Embarrassingly, Erdoğan got the author wrong. “Mount of Olives” was not written by Karaosmanoğlu, but by the late journalist and politician Falih Rıfkı Atay. Erdoğan’s recommendation was also rather misguided. Falih Rıfkı’s skepticism about the Ottoman Empire’s role in the region was overwhelming. He didn’t explicitly describe the Middle East as a “swamp,” but that’s the impression his book leaves. If any youngsters followed Erdoğan’s advice, it would likely have the opposite effect to that he intended.
Falih Rıfkı was just 20 years old when the First World War started. He had spent years writing for newspapers with links to senior military personnel, and in 1914 he was assigned to work for Ottoman Navy Minister Cemal Paşa, commander of the Fourth Army stationed in Jerusalem. Cemal Paşa was one-third of the military triumvirate known as the “Three Pashas” who dominated the empire during the war, and he was responsible for defending the Ottoman Empire’s Arab provinces. It was his task to bring the region back into the Ottoman fold and he gained a fearsome reputation among Arabs for dealing ruthlessly with dissent.
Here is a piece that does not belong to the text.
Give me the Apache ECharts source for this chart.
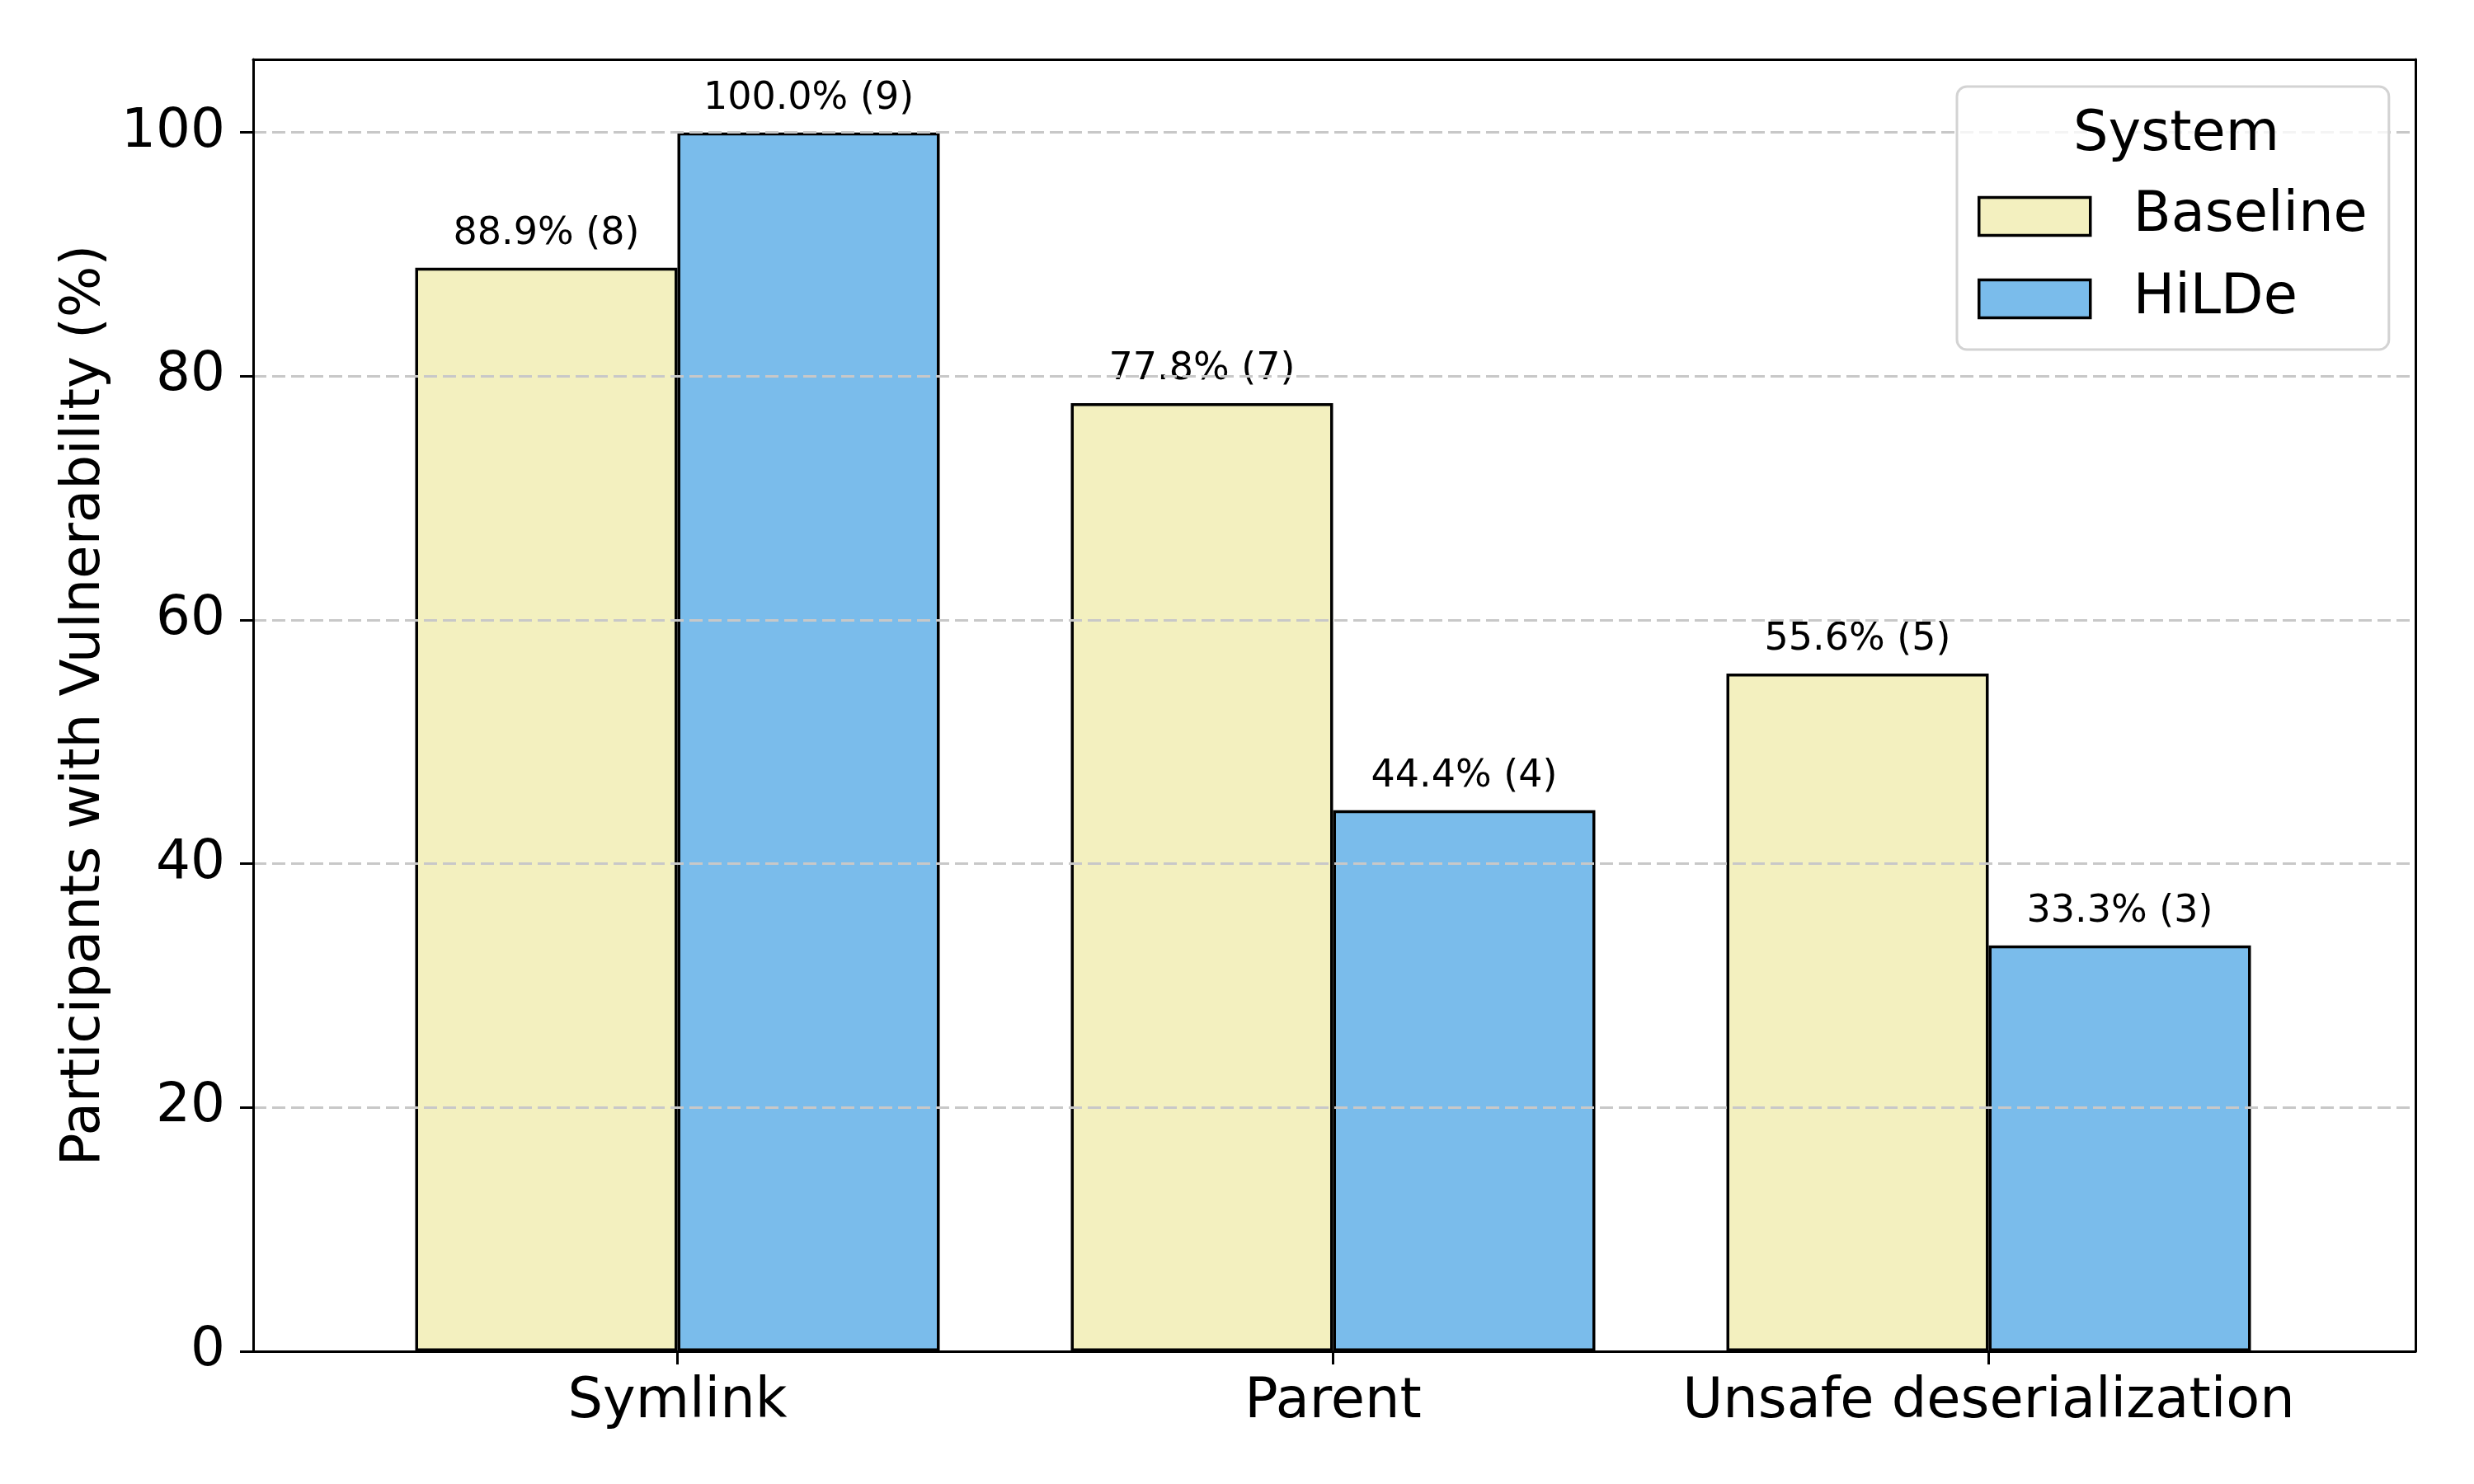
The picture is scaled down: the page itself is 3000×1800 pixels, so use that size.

“Mount of Olives” is largely made up of Falih Rıfkı’s memories of working with Cemal Paşa. While the latter was confident of “Ottomanizing” Syria and Palestine, Falih Rıfkı says he himself always recognized the futility of this ambition. Jerusalem and its surroundings are portrayed as foreign lands, where the Ottoman Empire could never command the allegiance of the locals. “Just as Florence wasn’t ours, neither was Jerusalem. We wandered the streets like tourists,” he writes. “In Syria, Palestine and the Hijaz, the answer to the question ‘Are you Turkish?’ was often ‘Don’t say such things!’”
In a chapter ironically titled “Our Empire,” he describes the Ottomans as “unpaid watchmen” in the region. He compares the empire’s duties to those of the humble local Muslim preacher who guarded the keys to Jerusalem’s Church of the Holy Sepulchre. “Commerce, culture, agriculture, industry, construction, everything was either in the hands of the Arabs or other states,” he writes. “Only the gendarmerie was ours; but even that wasn’t a proper gendarmerie – it only had the appearance of a gendarmerie.” While dismissing the Ottomans’ place in the region, he rarely questions what business the incoming French and British had there.
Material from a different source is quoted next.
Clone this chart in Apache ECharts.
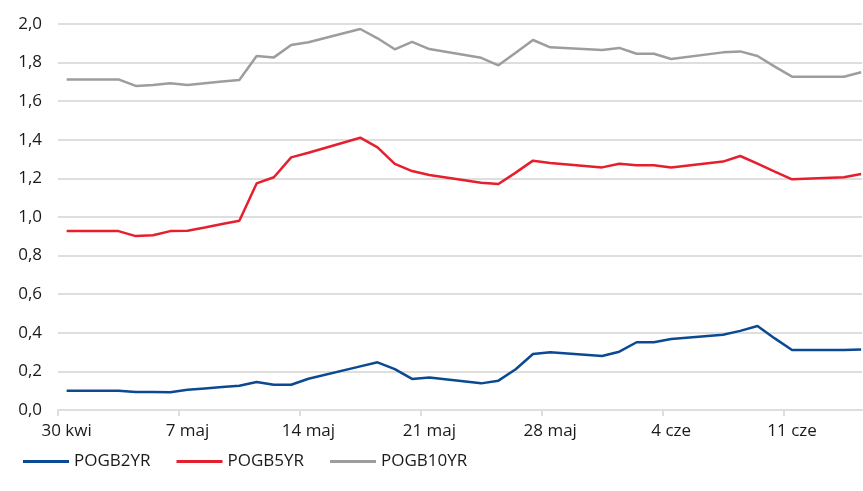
<!DOCTYPE html>
<html>
<head>
<meta charset="utf-8">
<script src="https://cdn.jsdelivr.net/npm/echarts@6/dist/echarts.min.js"></script>
<style>
  html, body { margin: 0; padding: 0; background: #ffffff; }
  #chart { width: 863px; height: 491px; }
</style>
</head>
<body>
<div id="chart"></div>
<script>
// Business days, counted in calendar days from 30 April
const dayOffsets = [0, 3, 4, 5, 6, 7, 8, 9, 10, 11, 12, 13, 14, 17, 18, 19, 20, 21,
  24, 25, 26, 27, 28, 31, 32, 33, 34, 35, 38, 39, 40, 41, 42, 45, 46];

// Weekly tick labels (every 7 days from 30 April)
const xTickLabels = ['30 kwi', '7 maj', '14 maj', '21 maj', '28 maj', '4 cze', '11 cze'];

const pogb2yr = [0.100, 0.100, 0.093, 0.093, 0.092, 0.105, 0.112, 0.119, 0.126, 0.145, 0.131, 0.131,
  0.162, 0.226, 0.247, 0.212, 0.161, 0.168, 0.138, 0.152, 0.211, 0.290, 0.299, 0.280, 0.302,
  0.351, 0.351, 0.368, 0.390, 0.410, 0.435, 0.371, 0.311, 0.311, 0.314];

const pogb5yr = [0.927, 0.927, 0.901, 0.905, 0.927, 0.929, 0.946, 0.964, 0.981, 1.174, 1.206, 1.309,
  1.333, 1.411, 1.361, 1.275, 1.238, 1.218, 1.178, 1.171, 1.230, 1.292, 1.280, 1.257, 1.276,
  1.268, 1.268, 1.256, 1.287, 1.316, 1.276, 1.235, 1.195, 1.206, 1.223];

const pogb10yr = [1.713, 1.713, 1.679, 1.684, 1.693, 1.684, 1.693, 1.702, 1.710, 1.834, 1.827, 1.891,
  1.905, 1.974, 1.926, 1.869, 1.907, 1.870, 1.825, 1.786, 1.851, 1.917, 1.879, 1.865, 1.876,
  1.846, 1.846, 1.819, 1.853, 1.858, 1.834, 1.779, 1.727, 1.727, 1.750];

const seriesNames = ['POGB2YR', 'POGB5YR', 'POGB10YR'];
const seriesColors = ['#0b4a93', '#e51f2e', '#9d9d9d'];

// each day's point (and each week label) sits in the middle of its day slot
const toPoints = vals => vals.map((v, i) => [dayOffsets[i] + 0.5, v]);
const tickDays = xTickLabels.map((_, k) => k * 7);
const labelDays = tickDays.map(d => d + 0.5);

const font = '"Open Sans", "Noto Sans", sans-serif';
const textColor = '#1a1a1a';
const gridColor = '#dedede';

const chart = echarts.init(document.getElementById('chart'), null, { renderer: 'canvas' });
chart.setOption({
  animation: false,
  backgroundColor: '#ffffff',
  grid: { left: 58, right: 1, top: 24, bottom: 81, containLabel: false },
  legend: {
    left: 23,
    top: 453,
    padding: 0,
    icon: 'rect',
    itemWidth: 46,
    itemHeight: 3,
    itemGap: 26,
    textStyle: { fontFamily: font, fontSize: 17, color: textColor },
    data: seriesNames
  },
  xAxis: {
    type: 'value',
    min: 0,
    max: 46.55,
    axisLine: { show: true, lineStyle: { color: gridColor, width: 2 } },
    axisTick: {
      show: true, length: 6, customValues: tickDays,
      lineStyle: { color: gridColor, width: 2 }
    },
    splitLine: { show: false },
    axisLabel: {
      margin: 13,
      fontFamily: font,
      fontSize: 17,
      color: textColor,
      customValues: labelDays,
      formatter: v => xTickLabels[Math.round((v - 0.5) / 7)]
    }
  },
  yAxis: {
    type: 'value',
    min: 0,
    max: 2,
    interval: 0.2,
    axisLine: { show: false },
    axisTick: { show: false },
    splitLine: { show: true, lineStyle: { color: gridColor, width: 2 } },
    axisLabel: {
      margin: 16,
      fontFamily: font,
      fontSize: 17,
      color: textColor,
      formatter: v => v.toFixed(1).replace('.', ',')
    }
  },
  series: [pogb2yr, pogb5yr, pogb10yr].map((vals, i) => ({
    name: seriesNames[i],
    type: 'line',
    data: toPoints(vals),
    symbol: 'none',
    color: seriesColors[i],
    lineStyle: { width: 2.5, color: seriesColors[i] }
  }))
});
</script>
</body>
</html>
The nationalist Falih Rıfkı dismisses mourning over the Ottoman retreat from the region as “useless,” saying it was not “a realistic feeling, but a historical emotion.” He even had a grudging respect for ambitious young Arab nationalists. Describing the public execution of a group of them in Beirut, he reflects that “they were mostly young nationalists. They went bravely to the gallows reciting the Arab anthem.”
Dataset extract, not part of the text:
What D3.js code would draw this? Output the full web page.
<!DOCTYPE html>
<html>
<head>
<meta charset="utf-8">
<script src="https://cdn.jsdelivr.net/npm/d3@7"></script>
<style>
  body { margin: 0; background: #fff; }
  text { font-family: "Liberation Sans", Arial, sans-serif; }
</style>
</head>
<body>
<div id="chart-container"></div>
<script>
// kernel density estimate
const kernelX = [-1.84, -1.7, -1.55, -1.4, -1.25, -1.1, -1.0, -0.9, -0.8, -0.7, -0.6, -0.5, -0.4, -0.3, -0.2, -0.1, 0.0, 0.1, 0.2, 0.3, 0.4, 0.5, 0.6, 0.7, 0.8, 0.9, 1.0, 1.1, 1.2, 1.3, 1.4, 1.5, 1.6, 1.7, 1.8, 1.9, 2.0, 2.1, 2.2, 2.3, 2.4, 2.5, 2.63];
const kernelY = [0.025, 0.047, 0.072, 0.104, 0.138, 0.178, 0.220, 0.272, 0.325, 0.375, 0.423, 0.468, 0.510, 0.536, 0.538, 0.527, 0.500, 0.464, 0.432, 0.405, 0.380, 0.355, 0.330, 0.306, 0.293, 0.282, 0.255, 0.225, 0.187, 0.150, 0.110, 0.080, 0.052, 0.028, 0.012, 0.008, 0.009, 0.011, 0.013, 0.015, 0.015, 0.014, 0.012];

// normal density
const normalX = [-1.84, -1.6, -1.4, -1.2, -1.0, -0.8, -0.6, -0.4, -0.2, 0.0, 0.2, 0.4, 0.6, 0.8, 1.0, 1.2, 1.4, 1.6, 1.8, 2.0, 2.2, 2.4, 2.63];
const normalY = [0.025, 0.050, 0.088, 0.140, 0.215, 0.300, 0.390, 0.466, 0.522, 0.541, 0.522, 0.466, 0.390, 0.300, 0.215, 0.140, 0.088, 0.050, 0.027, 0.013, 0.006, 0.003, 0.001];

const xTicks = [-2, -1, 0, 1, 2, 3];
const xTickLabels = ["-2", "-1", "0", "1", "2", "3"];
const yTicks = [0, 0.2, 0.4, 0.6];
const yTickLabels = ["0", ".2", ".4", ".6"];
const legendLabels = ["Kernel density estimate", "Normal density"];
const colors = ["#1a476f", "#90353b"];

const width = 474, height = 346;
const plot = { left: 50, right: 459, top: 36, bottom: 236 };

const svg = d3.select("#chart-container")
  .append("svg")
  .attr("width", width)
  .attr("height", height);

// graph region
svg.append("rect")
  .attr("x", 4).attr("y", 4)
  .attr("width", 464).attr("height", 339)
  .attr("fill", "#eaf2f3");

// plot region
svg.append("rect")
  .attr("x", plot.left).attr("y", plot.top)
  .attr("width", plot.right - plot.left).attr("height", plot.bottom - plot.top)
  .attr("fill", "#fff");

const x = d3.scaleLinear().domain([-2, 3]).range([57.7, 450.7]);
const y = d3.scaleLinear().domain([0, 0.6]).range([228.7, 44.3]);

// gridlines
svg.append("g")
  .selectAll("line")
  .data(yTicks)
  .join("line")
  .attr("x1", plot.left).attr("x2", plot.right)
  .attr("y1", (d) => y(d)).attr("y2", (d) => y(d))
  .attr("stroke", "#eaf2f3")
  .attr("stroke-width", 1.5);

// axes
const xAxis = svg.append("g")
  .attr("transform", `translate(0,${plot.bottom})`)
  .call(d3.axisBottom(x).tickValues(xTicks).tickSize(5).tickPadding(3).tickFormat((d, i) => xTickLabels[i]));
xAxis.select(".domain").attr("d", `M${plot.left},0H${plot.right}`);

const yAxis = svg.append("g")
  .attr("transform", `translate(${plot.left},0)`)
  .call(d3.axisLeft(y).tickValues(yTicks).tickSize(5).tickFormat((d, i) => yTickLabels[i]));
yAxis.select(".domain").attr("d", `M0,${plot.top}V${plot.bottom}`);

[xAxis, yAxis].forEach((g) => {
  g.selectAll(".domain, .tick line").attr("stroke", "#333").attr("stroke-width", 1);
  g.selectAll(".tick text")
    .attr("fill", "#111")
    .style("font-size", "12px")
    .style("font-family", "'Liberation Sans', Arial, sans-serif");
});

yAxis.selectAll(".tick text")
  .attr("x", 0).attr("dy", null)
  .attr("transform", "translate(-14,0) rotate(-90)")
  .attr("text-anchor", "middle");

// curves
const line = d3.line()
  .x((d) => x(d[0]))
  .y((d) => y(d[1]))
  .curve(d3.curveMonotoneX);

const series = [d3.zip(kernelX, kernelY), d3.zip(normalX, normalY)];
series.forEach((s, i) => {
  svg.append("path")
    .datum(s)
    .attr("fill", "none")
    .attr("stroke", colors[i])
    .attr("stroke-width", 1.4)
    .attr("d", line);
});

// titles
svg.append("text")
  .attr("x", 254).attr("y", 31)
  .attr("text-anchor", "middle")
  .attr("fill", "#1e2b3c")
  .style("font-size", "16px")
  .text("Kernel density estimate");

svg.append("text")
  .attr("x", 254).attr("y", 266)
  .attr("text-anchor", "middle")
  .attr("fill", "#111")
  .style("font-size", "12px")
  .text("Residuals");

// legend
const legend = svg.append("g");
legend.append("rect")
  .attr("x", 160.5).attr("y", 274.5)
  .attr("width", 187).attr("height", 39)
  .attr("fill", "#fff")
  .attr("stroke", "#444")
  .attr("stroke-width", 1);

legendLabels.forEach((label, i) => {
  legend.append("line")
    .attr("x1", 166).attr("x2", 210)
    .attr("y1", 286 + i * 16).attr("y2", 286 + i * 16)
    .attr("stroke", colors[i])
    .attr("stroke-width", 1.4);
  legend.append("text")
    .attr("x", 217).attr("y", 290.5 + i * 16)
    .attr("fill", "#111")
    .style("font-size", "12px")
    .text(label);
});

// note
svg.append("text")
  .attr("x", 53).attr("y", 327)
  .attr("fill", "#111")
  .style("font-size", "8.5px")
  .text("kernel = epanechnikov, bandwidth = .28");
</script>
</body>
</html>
Towards the end of the war Falih Rıfkı toured Europe with Cemal Paşa, and it dawned on him that the position of the Ottoman Empire and its German ally was untenable. The war was being lost. “In Brussels,” he writes, “we could compare the narrowness of the German position with the Allies’ plenty and comfort … By the time I returned to Damascus I had learned many things, had new experiences with weapons, seen many military developments. But I’d also lost the last drops of hope for victory. We were sinking.”
After the final collapse of the Ottoman Empire, Falih Rıfkı became a deputy in the parliament of the new Turkish Republic. High school students know him from his books about the republic’s founder Mustafa Kemal Atatürk. Today, with Ankara keen to reprise Turkey’s military role in a collapsing region, and with the opposition continuing to warn about the “swamp” of the Middle East, President Erdoğan was indeed right: “Mount of Olives” is well worth reading.